Sangsangin's reported TTM FCF yield of over 600% is not a sign of a healthy, cash-gushing business. It stems from erratic quarterly figures, including a massive +708B KRW in FCF in Q3 2025 followed by a -255B KRW in Q2 2025. This volatility points to large-scale investing or financing activities rather than core operational profitability. With TTM operating income and net income being deeply negative, the quality of this cash flow is poor. A reliable valuation cannot be built on such unpredictable and non-operational figures.
- Fail
Growth-Adjusted Valuation
A PEG ratio cannot be calculated due to negative earnings and shrinking revenues, indicating the company is in a state of decline, not growth.
The PEG ratio, which compares the P/E ratio to earnings growth, is irrelevant here. Earnings are negative, and growth is also negative. In the most recent quarter, revenue declined by over 34% year-over-year. The company is fundamentally shrinking and unprofitable, making any growth-adjusted valuation impossible and inappropriate. The focus should be on survival and turnaround, not growth.
- Fail
Earnings Multiple Check
Earnings multiples like P/E are meaningless as the company is experiencing significant losses, with no visibility on a return to profitability.
With a TTM EPS of -2,795 KRW, Sangsangin has no positive earnings to measure. Its P/E ratio is 0, and its forward P/E is also 0, indicating that analysts do not expect profitability in the near term. Comparing a non-existent P/E to sector medians is futile. The core issue is the company's inability to generate profit, reflected in its TTM net income of -153B KRW. Without earnings, this test of value provides no support.
- Fail
Shareholder Yield & Policy
The company does not currently pay a dividend, and its severe losses prevent any meaningful cash return to shareholders through dividends or buybacks.
While Sangsangin has a history of paying dividends, payments appear to have stopped after 2023. The current dividend yield is 0%. With TTM net losses of -153B KRW, the company has no capacity to return capital to shareholders. The payout ratio is negative and meaningless. A strong shareholder yield policy signals financial health and management's confidence, both of which are absent here.
- Fail
EV/EBITDA Sanity Check
EV/EBITDA is not a useful metric because EBITDA is negative, and the company's enterprise value calculation is complicated by its large cash and debt holdings.

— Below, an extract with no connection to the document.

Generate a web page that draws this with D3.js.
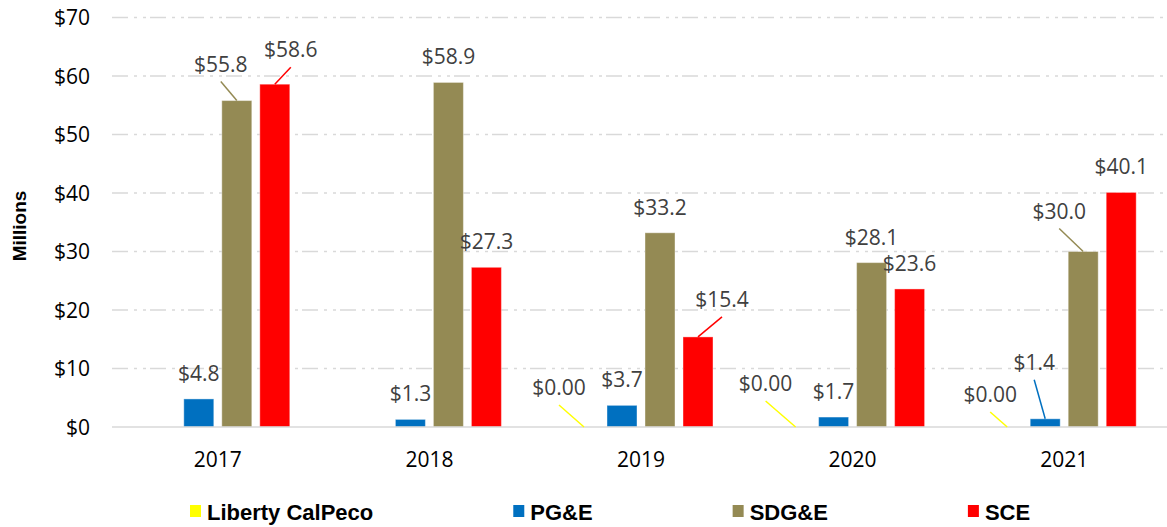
<!DOCTYPE html>
<html>
<head>
<meta charset="utf-8">
<script src="https://cdn.jsdelivr.net/npm/d3@7"></script>
<style>
  body { margin: 0; background: #fff; }
  svg { display: block; }
  .tick-label, .data-label, .year-label { font-family: "Open Sans", sans-serif; font-size: 21px; }
  .legend text, .axis-title { font-family: "Liberation Sans", Arial, sans-serif; font-weight: bold; }
</style>
</head>
<body>
<svg></svg>
<script>
// ---- data ----
const years = ['2017', '2018', '2019', '2020', '2021'];
const seriesNames = ['Liberty CalPeco', 'PG&E', 'SDG&E', 'SCE'];
const libertyValues = [null, null, 0, 0, 0];
const pgeValues = [4.8, 1.3, 3.7, 1.7, 1.4];
const sdgeValues = [55.8, 58.9, 33.2, 28.1, 30.0];
const sceValues = [58.6, 27.3, 15.4, 23.6, 40.1];
const yTicks = [0, 10, 20, 30, 40, 50, 60, 70];

const colors = ['#FFFF00', '#0070C0', '#948A54', '#FF0000'];
const decimals = [2, 1, 1, 1];

// labels that excel moved off the bar top (drawn with a leader line)
const labelNudges = [
  {s: 'SDG&E', y: '2017', dx: -16, dy: -11},
  {s: 'SCE', y: '2017', dx: 16, dy: -9},
  {s: 'Liberty CalPeco', y: '2019', dx: -25, dy: -14},
  {s: 'SCE', y: '2019', dx: 24, dy: -12},
  {s: 'Liberty CalPeco', y: '2020', dx: -30, dy: -18},
  {s: 'Liberty CalPeco', y: '2021', dx: -17, dy: -7},
  {s: 'PG&E', y: '2021', dx: -11, dy: -31},
  {s: 'SDG&E', y: '2021', dx: -24, dy: -15}
];

const size = {w: 1167, h: 527};
const plot = {l: 112, r: 1170, t: 17.5, b: 427};

const svg = d3.select('svg')
  .attr('width', size.w)
  .attr('height', size.h);

// build rows: one per series
const allValues = [libertyValues, pgeValues, sdgeValues, sceValues];
const rows = [];
seriesNames.forEach((s, i) => {
  years.forEach((yr, j) => {
    if (allValues[i][j] === null) return;
    const n = labelNudges.find(d => d.s === s && d.y === yr);
    rows.push({series: s, year: yr, value: allValues[i][j], idx: i,
      dx: n ? n.dx : 0, dy: n ? n.dy : 0, moved: !!n});
  });
});

// scales
const x0 = d3.scaleBand().domain(years).range([plot.l, plot.r]);
const x1 = d3.scaleBand().domain(seriesNames).range([-76, 76])
  .paddingInner(8 / 38).paddingOuter(4 / 38);
const y = d3.scaleLinear().domain([0, 70]).range([plot.b, plot.t]);

// gridlines
svg.append('g').selectAll('line')
  .data(yTicks.filter(t => t > 0))
  .join('line')
  .attr('x1', plot.l).attr('x2', size.w)
  .attr('y1', d => y(d)).attr('y2', d => y(d))
  .attr('stroke', '#d9d9d9')
  .attr('stroke-width', 1.5)
  .attr('stroke-dasharray', '16,6,3,6,3,4');

// y tick labels
svg.append('g').selectAll('text')
  .data(yTicks)
  .join('text')
  .attr('class', 'tick-label')
  .attr('x', 90)
  .attr('y', d => y(d))
  .attr('dy', '0.36em')
  .attr('text-anchor', 'end')
  .attr('fill', '#000')
  .text(d => '$' + d);

// bars
const cx = d => x0(d.year) + x0.bandwidth() / 2 + x1(d.series);
svg.append('g').selectAll('rect')
  .data(rows)
  .join('rect')
  .attr('x', d => cx(d))
  .attr('y', d => y(d.value))
  .attr('width', x1.bandwidth())
  .attr('height', d => y(0) - y(d.value))
  .attr('fill', d => colors[d.idx])
  .attr('stroke', '#fff')
  .attr('stroke-opacity', 0.4)
  .attr('stroke-width', 1);

// baseline
svg.append('line')
  .attr('x1', plot.l).attr('x2', size.w)
  .attr('y1', y(0)).attr('y2', y(0))
  .attr('stroke', '#d9d9d9')
  .attr('stroke-width', 1.5);

// data labels + leader lines
const midX = d => cx(d) + x1.bandwidth() / 2;
const labX = d => midX(d) + d.dx;
const labY = d => y(d.value) - 18 + d.dy;

svg.append('g').selectAll('line')
  .data(rows.filter(d => d.moved))
  .join('line')
  .attr('x1', d => labX(d)).attr('y1', d => labY(d) + 10)
  .attr('x2', d => midX(d)).attr('y2', d => y(d.value))
  .attr('stroke', d => colors[d.idx])
  .attr('stroke-width', 1.5);

svg.append('g').selectAll('text')
  .data(rows)
  .join('text')
  .attr('class', 'data-label')
  .attr('x', d => labX(d))
  .attr('y', d => labY(d))
  .attr('text-anchor', 'middle')
  .attr('fill', '#404040')
  .text(d => '$' + d.value.toFixed(decimals[d.idx]));

// year labels
svg.append('g').selectAll('text')
  .data(years)
  .join('text')
  .attr('class', 'year-label')
  .attr('x', d => x0(d) + x0.bandwidth() / 2)
  .attr('y', 467)
  .attr('text-anchor', 'middle')
  .attr('fill', '#000')
  .text(d => d);

// axis title
svg.append('text')
  .attr('class', 'axis-title')
  .attr('transform', 'translate(26, 226) rotate(-90)')
  .attr('text-anchor', 'middle')
  .attr('font-size', 19)
  .attr('fill', '#000')
  .text('Millions');

// legend
const legend = svg.append('g').attr('class', 'legend');
let lx = 190;
seriesNames.forEach((s, i) => {
  const g = legend.append('g').attr('transform', `translate(${lx}, 0)`);
  g.append('rect')
    .attr('x', 0).attr('y', 505)
    .attr('width', 11).attr('height', 12)
    .attr('fill', colors[i]);
  const t = g.append('text')
    .attr('x', 17).attr('y', 520)
    .attr('font-size', 22)
    .attr('fill', '#000')
    .text(s);
  lx += 17 + t.node().getComputedTextLength() + 140;
});
</script>
</body>
</html>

The company's EBITDA is negative for the trailing twelve months, the latest fiscal year (-200B KRW for FY2024), and recent quarters. A negative EBITDA makes the EV/EBITDA ratio unusable for valuation. Furthermore, the reported enterprise value has been negative at times, which, while technically possible if cash exceeds market cap and debt, adds another layer of complexity. This metric offers no insight into the company's fair value.